Un premier événement, c’est le retour de Michel Pagel : cet excellent écrivain s’est fait très discret depuis quelques années, après une carrière pourtant aussi belle que prolifique, et c’est avec bonheur que nous publions Le Club. La puissance de ce roman, c’est qu’il joue sur nos peurs, sur nos doutes d’adultes en nous confrontant à notre imaginaire d’enfants. Le vertige central de son récit, c’est cette existence d’un groupe de personnes qui appartiennent à la fiction : comment peuvent-ils être réels, qui cherche à les éliminer, et pourquoi?

Auteur majeur des littératures de l’imaginaire, Michel Pagel tissa notamment au fil des ans un cycle fantastique d’une ampleur inédite : La Comédie inhumaine. Revenant sur cette œuvre, indisponible depuis 11 ans, l’auteur a souhaité en livrer une version révisée et définitive, à laquelle il a ajouté une longue préface et un épilogue inédit. Cette fois la boucle est bouclée, et c’est sous la forme d’une édition de prestige, luxueuse et en tirage limité, que nous avons décidé de la livrer : une souscription plus tard, voici donc enfin ces huit beaux volumes d’un coup — ça c’est de l’événement !

Source des tempêtes de Nathalie Dau, c’est un roman auquel nous croyons énormément. Pour nous, il s’agit d’un premier tome d’un cycle majeur du merveilleux francophone, du niveau d’un Jaworski ou d’un Platteau à tout le moins. À travers une langue ample, charnue, travaillée, Nathalie Dau créé une fantasy mature, un univers puissamment féerique et épique, pour y faire vivre des personnages criants de vérité, dans leurs faiblesses et leurs forces, leurs lâchetés et leurs courages, leurs haines et leurs amours. En suivant le périple de Cerdric et Ceredawn, du chevalier et de son petit frère faë, nous avons ressenti cette émotion, si rare, d’avoir sous les yeux un véritable grand récit magique, de ceux qui vous happent et ne vous relâchent qu’une fois la dernière page atteinte.
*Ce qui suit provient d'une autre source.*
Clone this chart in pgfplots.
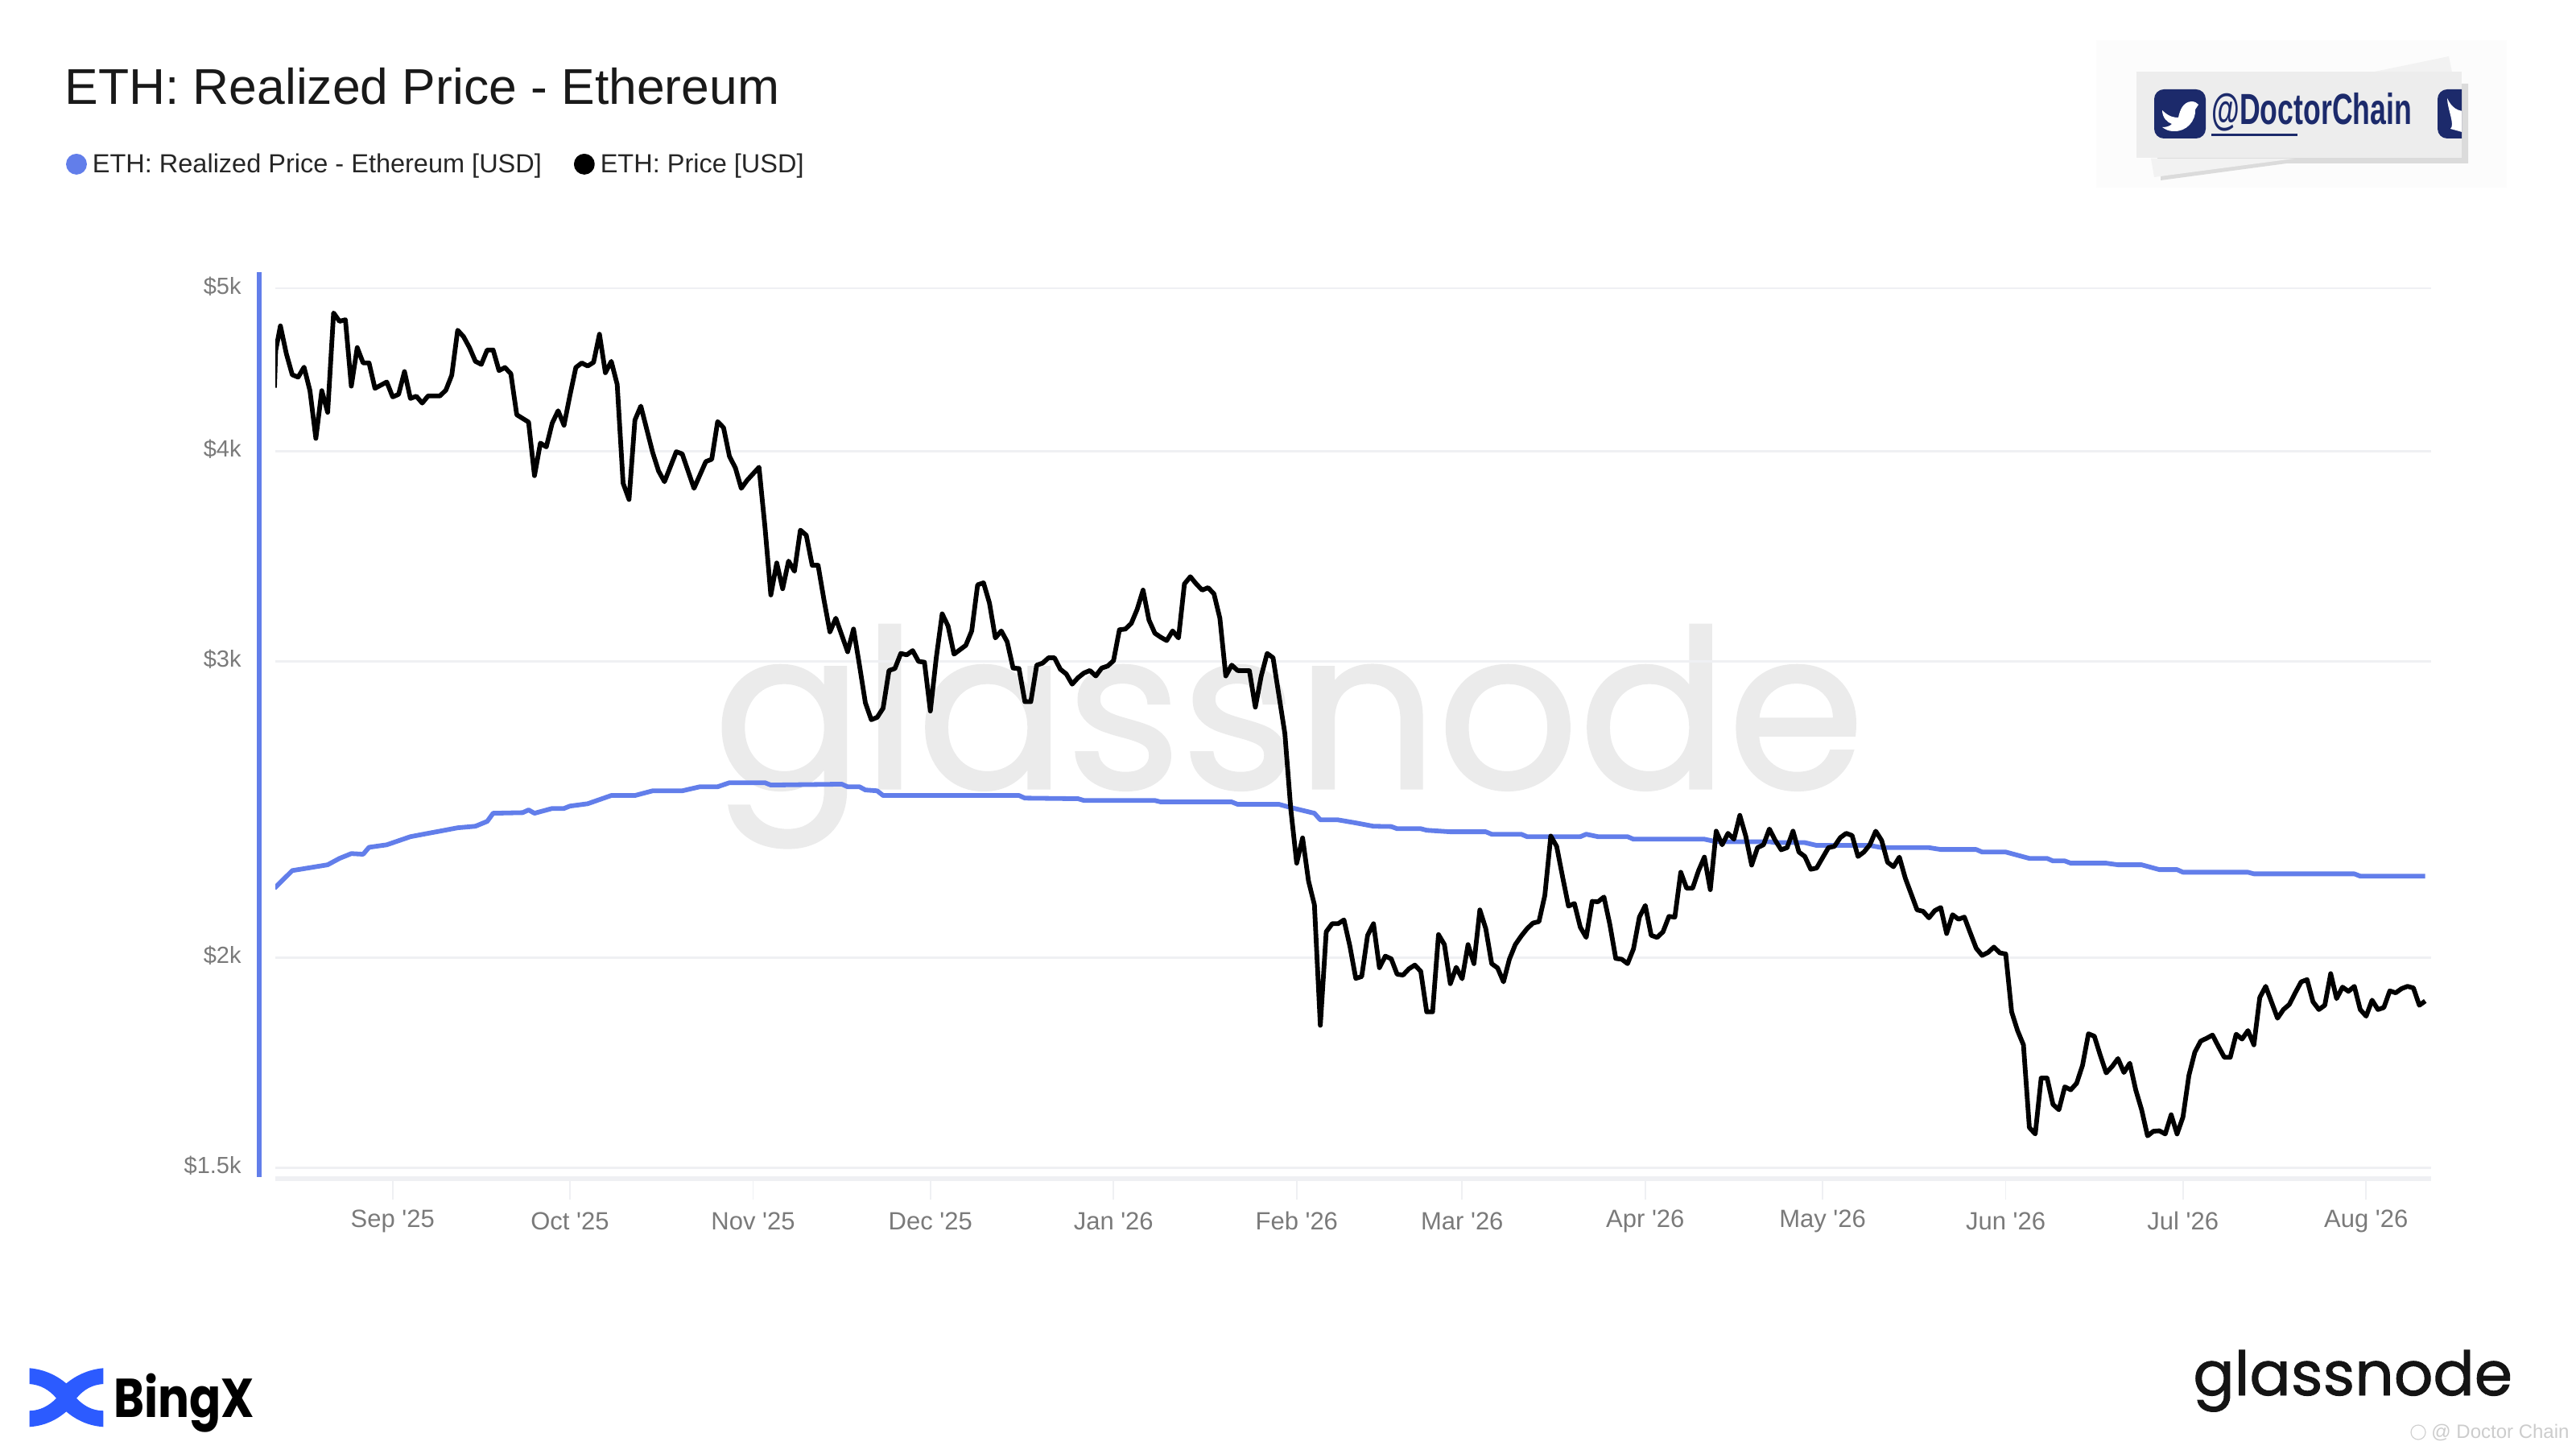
\documentclass[border=0pt]{standalone}
\usepackage{graphicx}
\usepackage{fontspec}
\setmainfont{Liberation Sans}
\newfontfamily\pop{Poppins}
\newfontfamily\popfat[FakeBold=1.2]{Poppins}
\usepackage{pgfplots}
\pgfplotsset{compat=1.18}
\definecolor{rblue}{HTML}{627EEA}
\definecolor{gridc}{HTML}{EFF0F3}
\definecolor{labc}{HTML}{7A7A7A}
\definecolor{navy}{HTML}{1C2A6B}
\definecolor{bxblue}{HTML}{2C5BFF}
\newcommand\q{\textquotesingle}
\begin{document}
\begin{tikzpicture}
\useasboundingbox (0,0) rectangle (1600pt,900pt);
\begin{scope}[x=0.5pt,y=-0.5pt,yshift=900pt]
  % watermark
  \node[anchor=base west,inner sep=0pt,text=black!8] at (886,979) {\popfat\fontsize{137}{137}\selectfont glassnode};
  % title
  \node[anchor=base west,inner sep=0pt,text=black!90] at (80,130) {\fontsize{31.2}{36}\selectfont ETH: Realized Price - Ethereum};
  % paper tag
  \fill[black!1] (2604,50) rectangle (3114,233);
  \fill[black!14] (2680,203) -- (3066,203) -- (3066,104) -- (3058,104) -- (3058,196) -- (2680,196) -- cycle;
  \fill[black!14] (2684,224) -- (2870,199) -- (2684,199) -- cycle;
  \fill[black!5] (2676,220) -- (2672,197) -- (2850,197) -- cycle;
  \fill[black!5] (2950,89) -- (3042,70) -- (3047,95) -- (2950,95) -- cycle;
  \fill[black!7] (2654,89) rectangle (3058,196);
  \fill[navy,rounded corners=6pt] (2676,111) rectangle (2740,172);
  \fill[white] (2686,137) .. controls (2695,146) and (2702,146) .. (2706,146)
     .. controls (2708,136) and (2712,127) .. (2722,126) .. controls (2727,126) and (2729,128) .. (2731,130)
     -- (2727,136) .. controls (2728,150) and (2716,164) .. (2700,163) .. controls (2694,163) and (2690,161) .. (2686,158)
     .. controls (2691,158) and (2695,157) .. (2698,154) .. controls (2692,152) and (2686,146) .. (2686,137) -- cycle;
  \begin{scope}
    \clip (3028,100) rectangle (3058,180);
    \fill[navy,rounded corners=6pt] (3028,111) rectangle (3092,172);
    \fill[white] (3040,122) .. controls (3046,135) and (3054,138) .. (3062,138) -- (3062,165) -- (3044,160) .. controls (3050,155) and (3040,135) .. (3040,122) -- cycle;
  \end{scope}
  \node[anchor=base west,inner sep=0pt,text=navy] at (2747,155) {\scalebox{0.66}[1]{\fontsize{27}{30}\selectfont\bfseries @DoctorChain}};
  \fill[navy] (2747,166.5) rectangle (2854,169.5);
  % BingX
  \fill[bxblue] (36.7,1699.3) .. controls (55,1701) and (70,1708) .. (82.3,1718.3)
     .. controls (95,1708) and (110,1701) .. (128.3,1699.3) -- (128.3,1719)
     .. controls (114,1720) and (104,1726) .. (95,1736.7)
     .. controls (104,1746) and (114,1752) .. (128.3,1752.3) -- (128.3,1772.3)
     .. controls (110,1771) and (95,1764) .. (82.3,1753.3)
     .. controls (70,1764) and (55,1771) .. (36.7,1772.3) -- (36.7,1752.3)
     .. controls (50,1752) and (61,1746) .. (70,1736.7)
     .. controls (61,1726) and (50,1720) .. (36.7,1719) -- cycle;
  \node[anchor=base west,inner sep=0pt] at (141,1760) {\scalebox{0.85}[1]{\pop\fontsize{34}{36}\selectfont\bfseries BingX}};
  % glassnode logo
  \node[anchor=base west,inner sep=0pt,text=black!92] at (2724,1733) {\popfat\fontsize{38}{42}\selectfont glassnode};
  % faint credit
  \draw[black!18,line width=0.6pt] (3004,1779) circle (9);
  \node[anchor=base west,inner sep=0pt,text=black!20] at (3020,1786) {\fontsize{12}{13}\selectfont @ Doctor Chain};
  % blue y axis rule
  \draw[rblue,line width=2.6pt] (322,338) -- (322,1462);
\end{scope}
\begin{axis}[
  at={(171pt,168pt)},anchor=south west,
  scale only axis,width=1339pt,height=563pt,
  ymode=log,log basis y=10,
  xmin=0.136,xmax=365,ymin=1478,ymax=5112,
  axis x line*=bottom,axis y line*=left,
  x axis line style={draw=gridc,line width=2.6pt,-},
  y axis line style={draw=none,-},
  xtick={20,50,81,111,142,173,201,232,262,293,323,354},
  xticklabels={Sep \q25,Oct \q25,Nov \q25,Dec \q25,Jan \q26,Feb \q26,Mar \q26,Apr \q26,May \q26,Jun \q26,Jul \q26,Aug \q26},
  ytick={1500,2000,3000,4000,5000},
  yticklabels={\$1.5k,\$2k,\$3k,\$4k,\$5k},
  yminorticks=false,xminorticks=false,
  ymajorgrids,
  grid style={draw=gridc,line width=1.25pt},
  x tick style={draw=gridc,line width=0.9pt},
  y tick style={draw=none},
  major tick length=13pt,tick align=outside,
  xticklabel style={font=\fontsize{15.5}{18}\selectfont,text=labc,inner sep=0pt,anchor=center,yshift=-13.5pt},
  yticklabel style={font=\fontsize{14.5}{18}\selectfont,text=labc,inner sep=0pt,anchor=east,xshift=-8pt,yshift=1.2pt},
  legend columns=2,
  legend cell align=left,
  legend style={at={(-0.0972,1.119)},anchor=west,draw=none,fill=none,inner sep=0pt,
    font=\fontsize{16.25}{18}\selectfont,text=black!85,
    /tikz/every even column/.append style={column sep=18pt},
    /tikz/every odd column/.append style={column sep=1.5pt}},
  legend image code/.code={\fill[#1] (0pt,0pt) circle (5pt);},
  line join=round,
]
\addplot[color=rblue,line width=2.9pt,no marks] coordinates {
(0,2199)(3,2253)(4,2256)(9,2271)(11,2291)(13,2306)(15,2304)(16,2326)(19,2334)(23,2360)(26,2371)(28,2378)(31,2389)(34,2394)(36,2410)(37,2437)(42,2439)(43,2448)(44,2437)(47,2453)(49,2453)(50,2461)(53,2469)(57,2497)(61,2497)(64,2513)(69,2513)(72,2527)(75,2527)(77,2541)(83,2541)(84,2533)(96,2536)(97,2527)(99,2527)(100,2516)(102,2513)(103,2497)(126,2497)(127,2488)(136,2486)(137,2480)(149,2480)(150,2475)(162,2475)(163,2467)(170,2467)(172,2456)(176,2437)(177,2415)(180,2415)(183,2405)(186,2394)(189,2393)(190,2386)(194,2386)(195,2381)(199,2376)(205,2376)(206,2368)(211,2368)(212,2360)(221,2360)(222,2368)(224,2360)(229,2360)(230,2352)(242,2352)(244,2344)(253,2344)(254,2341)(259,2341)(261,2332)(270,2332)(272,2325)(280,2325)(282,2319)(288,2319)(289,2311)(293,2311)(297,2291)(300,2291)(301,2283)(303,2283)(304,2276)(310,2276)(312,2271)(316,2271)(319,2256)(322,2256)(323,2248)(334,2248)(335,2243)(352,2243)(353,2236)(364,2236)
};
\addlegendentry{ETH: Realized Price - Ethereum [USD]}
\addplot[color=black,line width=2.9pt,no marks] coordinates {
(0,4364)(0.2,4591)(1,4749)(2,4572)(3,4442)(4,4427)(5,4488)(6,4346)(7,4071)(8,4346)(9,4219)(10,4834)(11,4779)(12,4789)(13,4373)(14,4610)(15,4514)(16,4514)(17,4360)(19,4398)(20,4309)(21,4324)(22,4461)(23,4300)(24,4313)(25,4273)(26,4315)(28,4315)(29,4349)(30,4439)(31,4721)(32,4679)(33,4610)(34,4524)(35,4505)(36,4595)(37,4595)(38,4467)(39,4486)(40,4448)(41,4205)(42,4184)(43,4163)(44,3869)(45,4045)(46,4024)(47,4157)(48,4228)(49,4145)(50,4318)(51,4486)(52,4514)(53,4495)(54,4518)(55,4695)(56,4454)(57,4524)(58,4383)(59,3829)(60,3745)(61,4175)(62,4255)(64,3994)(65,3894)(66,3837)(68,3998)(69,3986)(71,3802)(73,3944)(74,3957)(75,4166)(76,4131)(77,3973)(78,3911)(79,3802)(80,3845)(82,3914)(83,3609)(84,3286)(85,3433)(86,3314)(87,3442)(88,3394)(89,3591)(90,3566)
(91,3422)(92,3422)(93,3263)(94,3124)(95,3183)(97,3040)(98,3136)(99,2985)(100,2835)(101,2770)(102,2779)(103,2814)(104,2963)(105,2971)(106,3033)(107,3027)(108,3045)(109,3000)(110,2997)(111,2803)(112,3015)(113,3202)(114,3149)(115,3030)(117,3067)(118,3128)(119,3332)(120,3341)(121,3250)(122,3098)(123,3128)(124,3082)(125,2973)(126,2971)(127,2839)(128,2839)(129,2985)(130,2993)(131,3015)(132,3015)(133,2968)(134,2949)(135,2908)(136,2934)(137,2953)(138,2963)(139,2941)(140,2973)(141,2981)(142,3003)(143,3133)(144,3136)(145,3160)(146,3222)(147,3308)(148,3175)(149,3118)(150,3101)(151,3087)(152,3128)(153,3098)(154,3336)(155,3369)(156,3336)(157,3308)(158,3319)(159,3291)(160,3183)(161,2941)(162,2985)(163,2963)(165,2962)(166,2818)(167,2941)(168,3033)(169,3015)(171,2718)(172,2451)(173,2276)(174,2356)(175,2221)(176,2150)(177,1823)(178,2072)(179,2095)(180,2095)(181,2106)(182,2032)(183,1944)(184,1949)(185,2062)(186,2095)(187,1973)(188,2004)(189,1997)(190,1955)(191,1953)(192,1970)(193,1980)(194,1963)(195,1857)(196,1857)
(197,2064)(198,2036)(199,1930)(200,1974)(201,1943)(202,2036)(203,1984)(204,2135)(205,2081)(206,1984)(207,1972)(208,1935)(209,1996)(210,2036)(211,2060)(212,2081)(213,2097)(214,2101)(215,2178)(216,2362)(217,2329)(218,2234)(219,2146)(220,2154)(221,2085)(222,2056)(223,2160)(224,2159)(225,2173)(226,2093)(227,1998)(228,1996)(229,1984)(230,2024)(231,2114)(232,2148)(233,2062)(234,2056)(235,2072)(236,2116)(237,2114)(238,2248)(239,2199)(240,2199)(241,2252)(242,2295)(243,2195)(244,2378)(245,2334)(246,2371)(247,2352)(248,2430)(249,2362)(250,2270)(251,2325)(252,2334)(253,2385)(254,2348)(255,2318)(256,2325)(257,2378)(258,2311)(259,2297)(260,2257)(261,2261)(262,2293)(263,2325)(264,2329)(265,2357)(266,2371)(267,2364)(268,2297)(269,2311)(270,2334)(271,2378)(272,2348)(273,2279)(274,2265)(275,2295)(276,2230)(277,2182)(278,2135)(279,2131)(280,2112)(281,2133)
(282,2142)(283,2067)(284,2121)(285,2108)(286,2114)(287,2069)(288,2026)(289,2006)(290,2014)(291,2029)(292,2013)(293,2010)(294,1857)(295,1810)(296,1775)(297,1585)(298,1571)(299,1696)(300,1696)(301,1636)(302,1624)(303,1676)(304,1669)(305,1684)(306,1726)(307,1802)(308,1796)(309,1750)(310,1708)(311,1723)(312,1742)(313,1709)(314,1731)(315,1669)(316,1624)(317,1567)(318,1577)(319,1578)(320,1571)(321,1613)(322,1571)(323,1608)(324,1702)(325,1757)(326,1784)(327,1791)(328,1799)(329,1771)(330,1745)(331,1745)(332,1801)(333,1789)(334,1810)(335,1775)(336,1894)(337,1923)(339,1841)(340,1863)(341,1876)(342,1906)(343,1935)(344,1941)(345,1883)(346,1863)(347,1874)(348,1957)(349,1891)(350,1921)(351,1910)(352,1923)(353,1863)(354,1846)(355,1887)(356,1863)(357,1868)(358,1911)(359,1906)(360,1917)(361,1923)(362,1919)(363,1874)(364,1885)
};
\addlegendentry{ETH: Price [USD]}
\end{axis}
\end{tikzpicture}
\end{document}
Enfin, le quatrième événement du mois, c’est le retour d’un grand mythe : le Roi des Détectives est de retour ! Mais oui, Harry Dickson, l’enquêteur de l’étrange rendu légendaire par Jean Ray, double occulte de Sherlock Holmes qui vécut 178 aventures de 1929 à 1938, trouve soudain un nouveau souffle ! Sous la plume fantasque et inspirée de Robert Darvel, ce Londres fantastique retrouve tout son panache. Cinq nouvelles sont au sommaire de ce premier recueil (dont une inédite, plus une postface), dans la collection de poche Hélios Noir, et un deuxième sortira en octobre.